Question

Prove that $$ \sqrt5+\sqrt3 $$ is irrational.

Answer

**step1** Understanding the definition of irrational numbers

An irrational number is a number that cannot be expressed as a simple fraction $$\frac{a}{b}$$, where 'a' and 'b' are integers and 'b' is not zero. Examples include $$\sqrt{2}$$, $$\pi$$, and 'e'. A rational number can be expressed in this form.

**step2** Setting up the proof by contradiction

To prove that $$\sqrt{5} + \sqrt{3}$$ is irrational, we will use a method called "proof by contradiction". This means we will assume the opposite of what we want to prove, and then show that this assumption leads to a statement that is impossible or false. If our assumption leads to a contradiction, then our initial assumption must be wrong, and the original statement must be true. So, let's assume that $$\sqrt{5} + \sqrt{3}$$ is a rational number.

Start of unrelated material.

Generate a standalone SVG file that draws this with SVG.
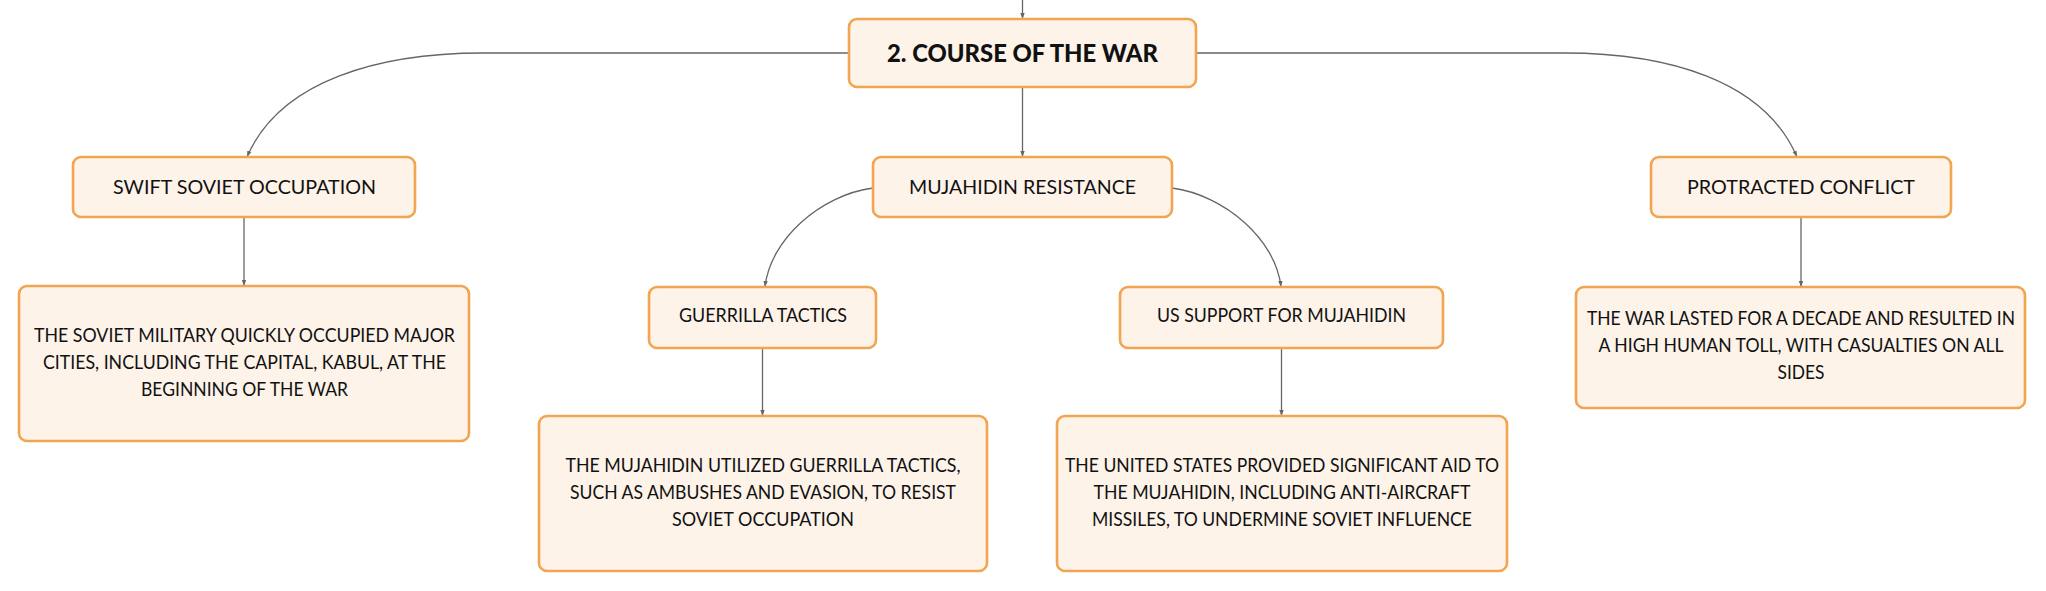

**step3** Expressing the sum as a rational number

If $$\sqrt{5} + \sqrt{3}$$ is a rational number, then we can write it as a fraction $$\frac{a}{b}$$, where 'a' and 'b' are whole numbers (integers), and 'b' is not zero. We can also assume that this fraction is in its simplest form, meaning 'a' and 'b' have no common factors other than 1.

$$\sqrt{5} + \sqrt{3} = \frac{a}{b}$$
**step4** Isolating one square root term

To work with this equation, we can move one of the square root terms to the other side of the equation. Let's subtract $$\sqrt{3}$$ from both sides:

$$\sqrt{5} = \frac{a}{b} - \sqrt{3}$$
**step5** Squaring both sides of the equation

To get rid of the square roots, we can square both sides of the equation. Remember that when we square a binomial (like $$\frac{a}{b} - \sqrt{3}$$), we multiply it by itself:

$$(\sqrt{5})^2 = \left(\frac{a}{b} - \sqrt{3}\right)^2$$
$$5 = \left(\frac{a}{b}\right)^2 - 2 \times \frac{a}{b} \times \sqrt{3} + (\sqrt{3})^2$$
$$5 = \frac{a^2}{b^2} - \frac{2a}{b}\sqrt{3} + 3$$
**step6** Rearranging the equation to isolate the remaining square root

Now, we want to isolate the term with the remaining square root, $$\sqrt{3}$$. Let's first move the numbers without $$\sqrt{3}$$ to the left side:

$$5 - 3 - \frac{a^2}{b^2} = - \frac{2a}{b}\sqrt{3}$$
$$2 - \frac{a^2}{b^2} = - \frac{2a}{b}\sqrt{3}$$

To combine the terms on the left, we can find a common denominator:

$$\frac{2b^2 - a^2}{b^2} = - \frac{2a}{b}\sqrt{3}$$

Now, we want to isolate $$\sqrt{3}$$. We can do this by dividing both sides by $$- \frac{2a}{b}$$:

$$\sqrt{3} = \frac{2b^2 - a^2}{b^2} \div \left(- \frac{2a}{b}\right)$$
$$\sqrt{3} = \frac{2b^2 - a^2}{b^2} \times \left(- \frac{b}{2a}\right)$$
$$\sqrt{3} = - \frac{2b^2 - a^2}{2ab}$$
$$\sqrt{3} = \frac{a^2 - 2b^2}{2ab}$$
**step7** Identifying the contradiction

In Step 3, we defined 'a' and 'b' as integers.
- If 'a' is an integer, then $$a^2$$ is an integer.
- If 'b' is an integer, then $$b^2$$ is an integer.
- The product of integers is an integer, so $$2b^2$$ is an integer.
- The difference of integers is an integer, so $$a^2 - 2b^2$$ is an integer.
- The product of integers is an integer, so $$2ab$$ is an integer.
Since 'a' and 'b' are integers, the expression $$\frac{a^2 - 2b^2}{2ab}$$ represents a fraction of two integers. This means that the right side of the equation, $$\frac{a^2 - 2b^2}{2ab}$$, is a rational number.

However, it is a known mathematical fact that $$\sqrt{3}$$ is an irrational number (it cannot be expressed as a simple fraction of two integers).
So, our equation states:
$$\text{Irrational Number} = \text{Rational Number}$$
This is a contradiction, as an irrational number cannot be equal to a rational number.

**step8** Conclusion

Since our initial assumption that $$\sqrt{5} + \sqrt{3}$$ is rational led to a contradiction, our assumption must be false. Therefore, $$\sqrt{5} + \sqrt{3}$$ must be an irrational number.